Monday, Jun. 18, 1956
More Trade with Red China
Ever since the end of the Korean war, the United Nations' dike against trade with Communist China has grown steadily weaker. Last week the cracks became a chasm. In London the British Foreign Office announced that it would allow all colonial governments to resume shipments of rubber to Red China, and added privately that "we intend to resume trade on as many fronts as possible without allowing China strategic materials it cannot get from Russia." In short order, Malaya issued permission for each concern to sell up to 2,000 tons to the Chinese Communists; Indonesia announced that it would sell not only rubber but supplies of oil and tin as well, while Japan also planned to boost its China trade. Said Britain's control officer in Hong,Kong: "I would call it the beginning of the end of the sentimental embargo."
The news was no shock to the U.S. Much of the muscle had already gone out of the embargo in 1954, when the U.S. agreed to reduce the embargo list for Soviet Russia and her European satellites to 170 strategic items (TIME, Sept. 6, 1954).

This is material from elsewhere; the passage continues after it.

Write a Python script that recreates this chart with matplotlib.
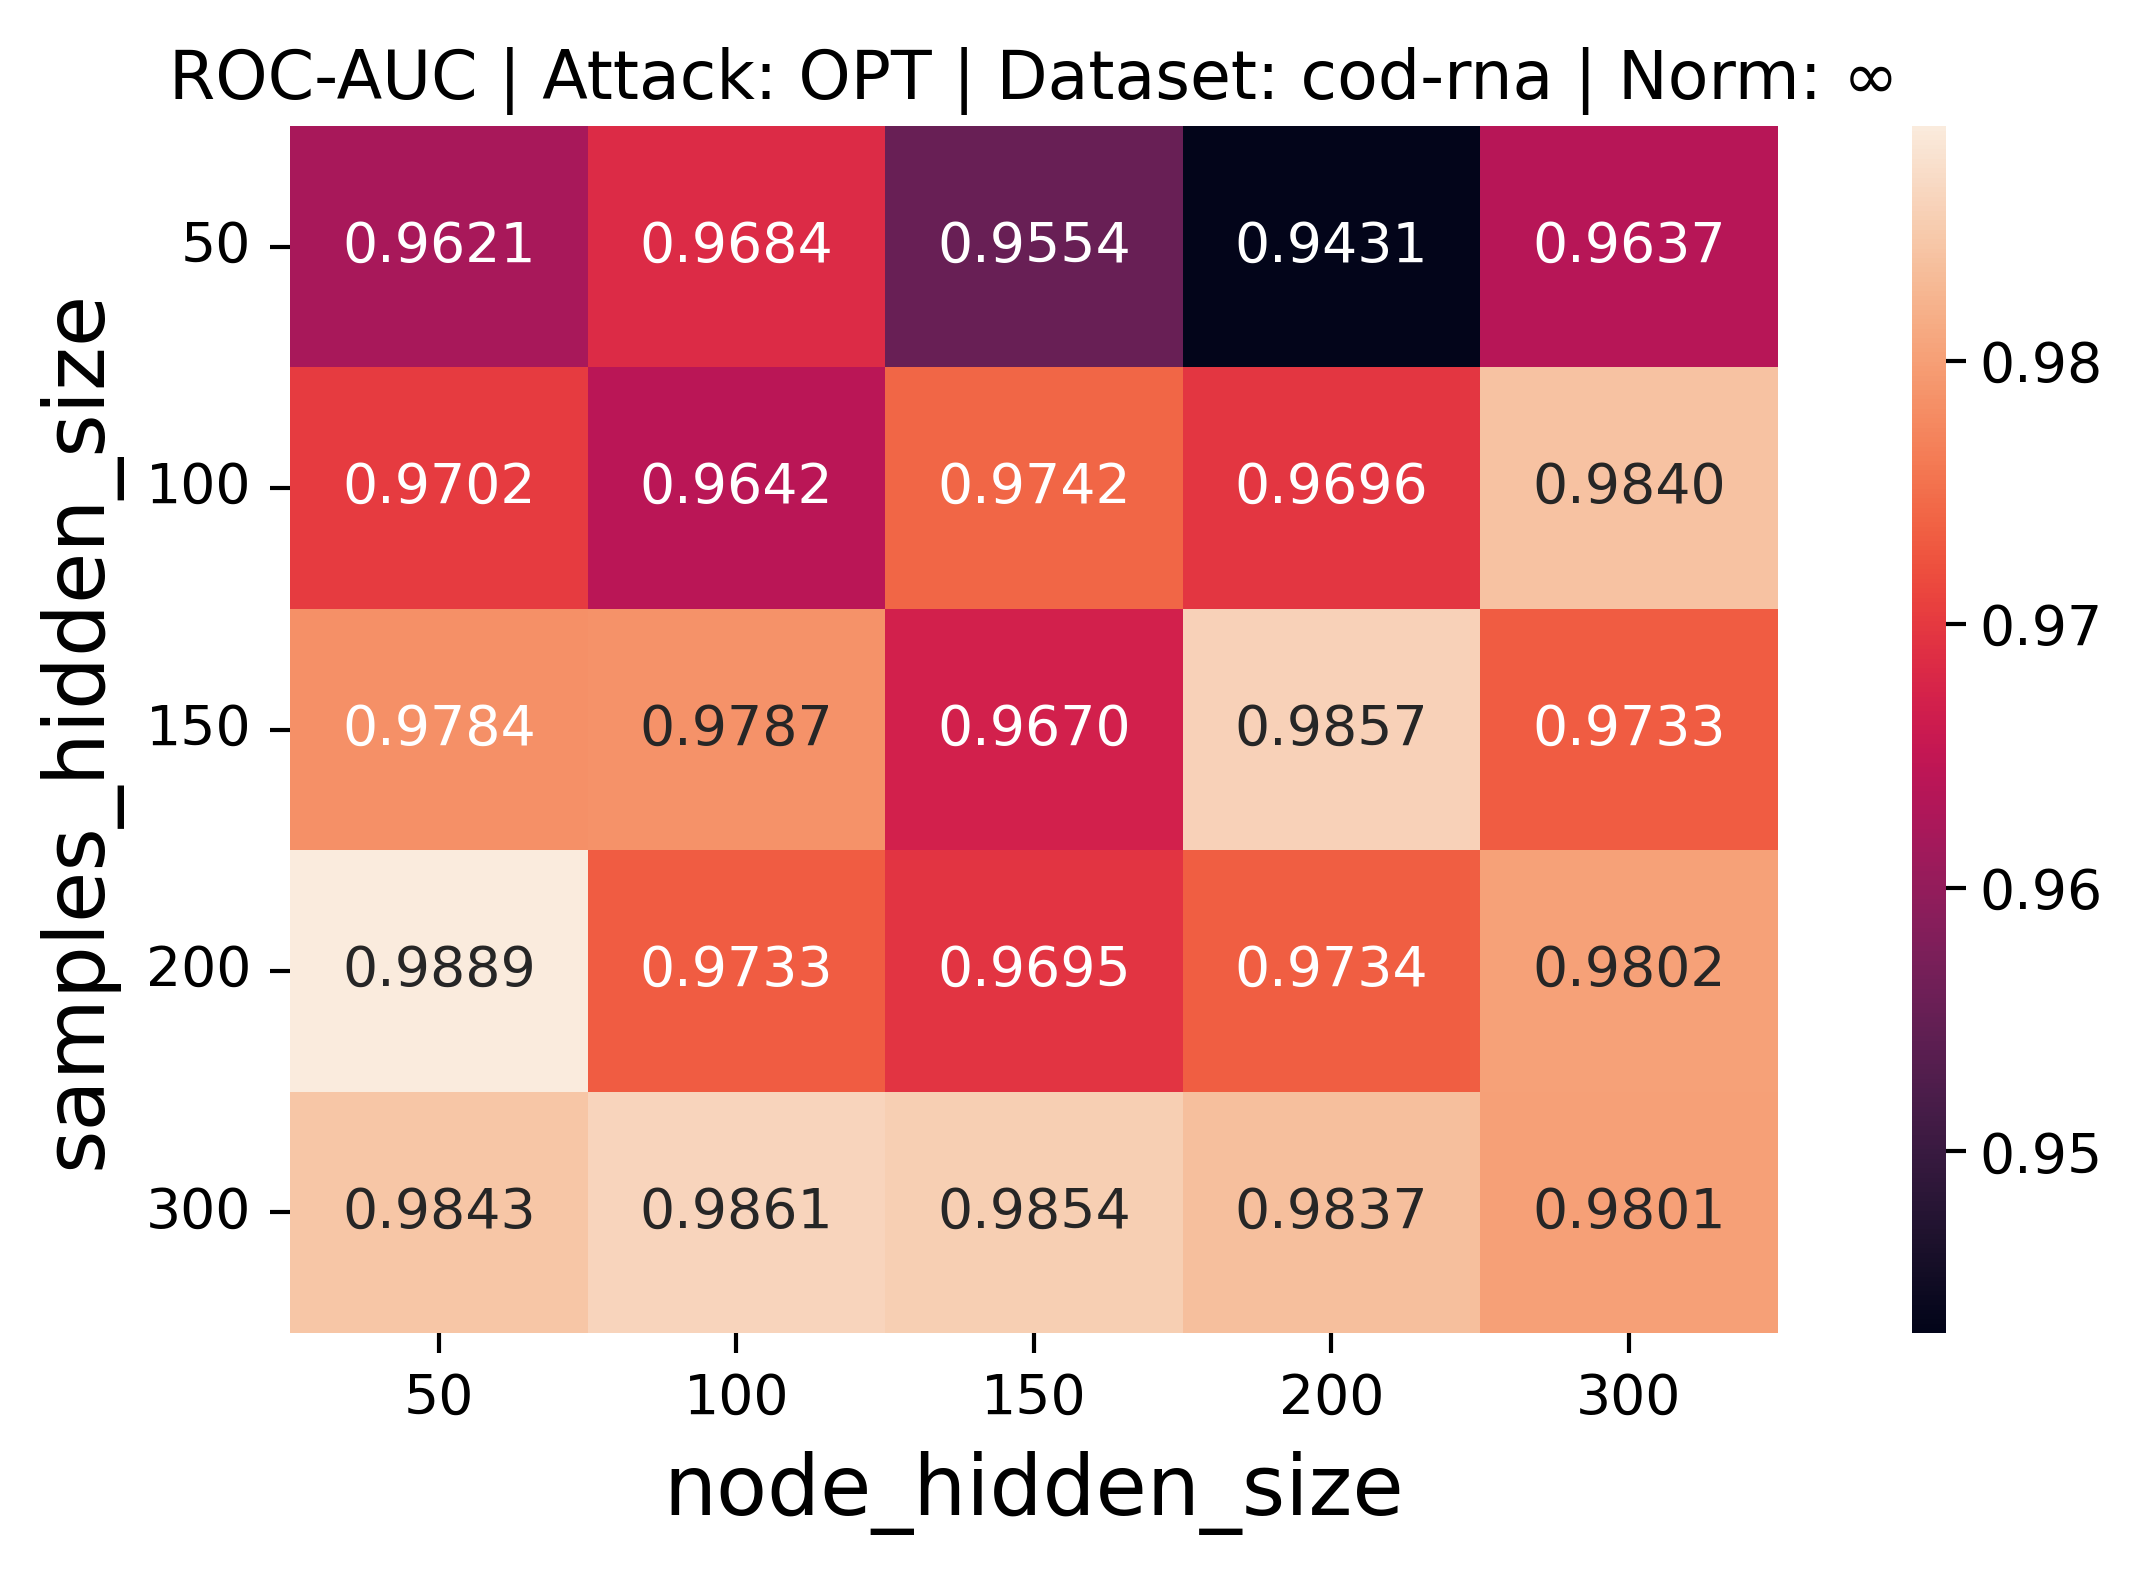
import matplotlib
matplotlib.use("Agg")
import matplotlib.pyplot as plt
import numpy as np
import seaborn as sns

node_sizes = [50, 100, 150, 200, 300]
sample_sizes = [50, 100, 150, 200, 300]

row_50 = [0.9621, 0.9684, 0.9554, 0.9431, 0.9637]
row_100 = [0.9702, 0.9642, 0.9742, 0.9696, 0.9840]
row_150 = [0.9784, 0.9787, 0.9670, 0.9857, 0.9733]
row_200 = [0.9889, 0.9733, 0.9695, 0.9734, 0.9802]
row_300 = [0.9843, 0.9861, 0.9854, 0.9837, 0.9801]

values = np.array([row_50, row_100, row_150, row_200, row_300])

fig = plt.figure(figsize=(2134 / 300, 1574 / 300), dpi=300)
ax = fig.add_axes([0.136, 0.153, 0.697, 0.767])
cax = fig.add_axes([0.896, 0.153, 0.016, 0.767])

sns.heatmap(values, ax=ax, cbar_ax=cax, cmap="rocket", annot=True, fmt=".4f",
            annot_kws={"fontsize": 13.3},
            xticklabels=node_sizes, yticklabels=sample_sizes)

ax.set_xlabel("node_hidden_size", fontsize=20, labelpad=6)
ax.set_ylabel("samples_hidden_size", fontsize=20, labelpad=6)
ax.set_title("ROC-AUC | Attack: OPT | Dataset: cod-rna | Norm: \u221e", fontsize=16, pad=6.5)
ax.tick_params(labelsize=13.3, length=4.8, width=1.0, pad=4.5)
ax.set_yticklabels(sample_sizes, rotation=0)
cax.tick_params(labelsize=13.3, length=4.8, width=1.0, pad=3.2)

fig.savefig("out.png", dpi=300)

Thus, though China itself was still forbidden a list of some 450 items, there was nothing to stop the Russians from buying and passing along a wide range of banned goods. The attrition increased when the U.S. tacitly agreed to the use of an "exceptions procedure" by which Western businessmen could claim that any item sold Russia was an "exception" to the embargo, sell it to China as well. Using the device, Japan sold 15,000 tons of galvanized steel to China in return for coking coal, while Britain shipped 4,000 tons of steel plus at least 60 tractors. Last week's action was merely notification that U.S. allies intend to widen the use of exceptions to include many items--chemicals, farm machinery, nonferrous metals, etc. Said a U.S. State Department spokesman: "There will be an increasing use of exceptions, and we "will be kidding ourselves if we don't face that probability."
Actually, few realistic Britons look for any big, immediate boost in Red trade. Though China was once a big market, trade slumped last year to a bare $22.3 million worth of exports, and the Communists have offered little so far either in barter or cash. When a Red delegation arrived in London in 1954, all it had to trade was benzoated (preserved) egg yolks, leopard skins and human hair while demanding locomotives, steel and heavy vehicles. As for cash, Red China's sterling balance is only some $280 million, a figure which would be quickly liquidated by shipments of rubber and expensive machinery. Even Singapore's and Hong Kong's China traders look for no swift bonanza. In recent years, China has oriented its trade, like its politics, almost exclusively toward the Soviet bloc, is not likely to shift in a hurry. Wrote Singapore's Straits Times, with only a modest cheer: "No doubt there is a tremendous potential market in China, but it is a long way off."